Hacker News new | ask | show | jobs
by rbmktechik 2551 days ago
Parents algorithm always works, the one described has a massive failure mode - people slowly learn that they are likely to say 7 and self-censor by picking another number. Or maybe in a different culture the distribution changes (say China and the numbers 4, 8).
3 comments

> the one described has a massive failure mode

Well, if you're really interested in generating random numbers using a group of people, then yes, this may be a problem.

But you should take this as an illustration of the more general problem of generating uniform random numbers from a distribution that is not.

If you think about it this way, author's solution can be applied in a number of practical scenarios. For example, if you want to generate a hash values for objects using properties that are not uniformly distributed. Or if you want to generate random numbers from a physical artifact that is not perfectly uniform.

I would guess that in China the probabilities of 4 and 8 goes down. Asking people to pick randomly drives them away from special numbers.
In the US 7 is a lucky # and a statistical outlier in that it was more frequently chosen in the article above.
You might be right, but my guess is that 7's reputation for luck isn't famous enough to make a difference, and in fact it's common because other numbers seem too "unrandom".

We could test by asking people to pick numbers less than 100. I bet people would focus on odd numbers, especially those greater than 50, not ending in 5 or not having both digits the same.

I decided to do that.

Data and light analysis is here: https://docs.google.com/spreadsheets/d/1Dh0wiTCRkBhckWGXtjZg...
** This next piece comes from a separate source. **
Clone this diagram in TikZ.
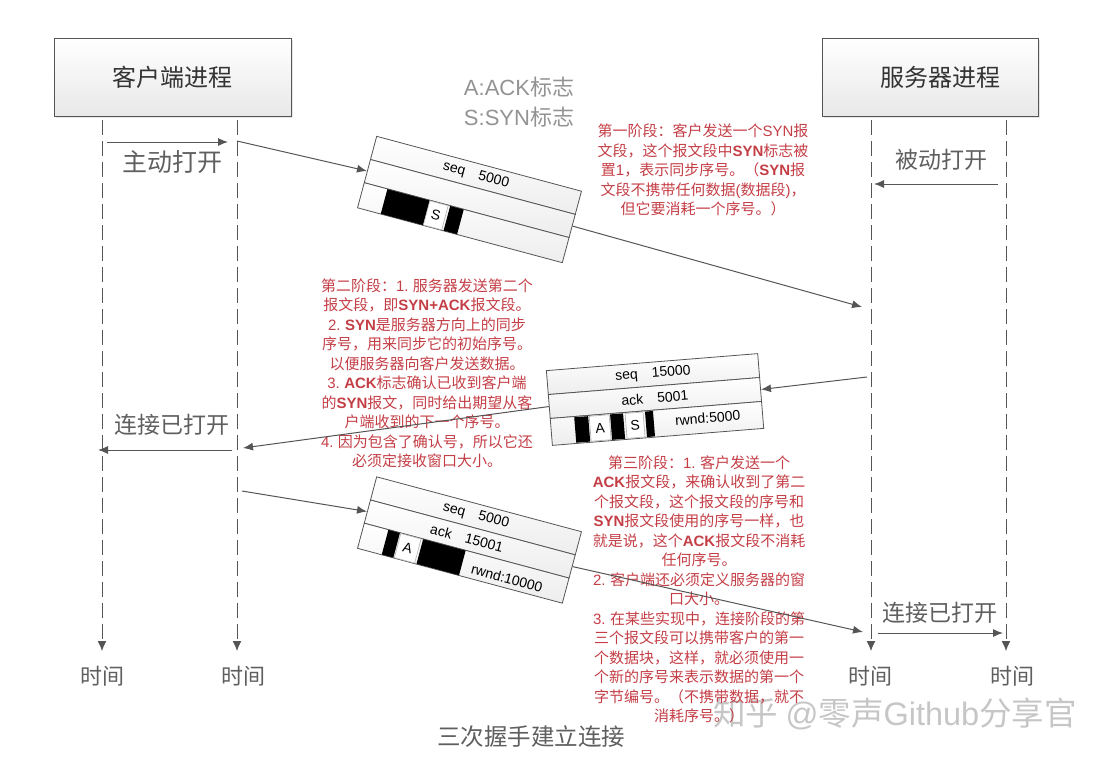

I definitely overpaid on Mechanical Turk per response, given how lightning quickly the data came in. (I decided to pay $0.10/HIT for 50 responses and got 68 responses in 8m26s.) I suspect that offering a nickel would have gotten the survey filled in under half an hour still...

Maybe 7 cents?
Excellent point. The algorithm in the article is predicated on a specific distribution and iid, GP algorithm is predicated only on iid.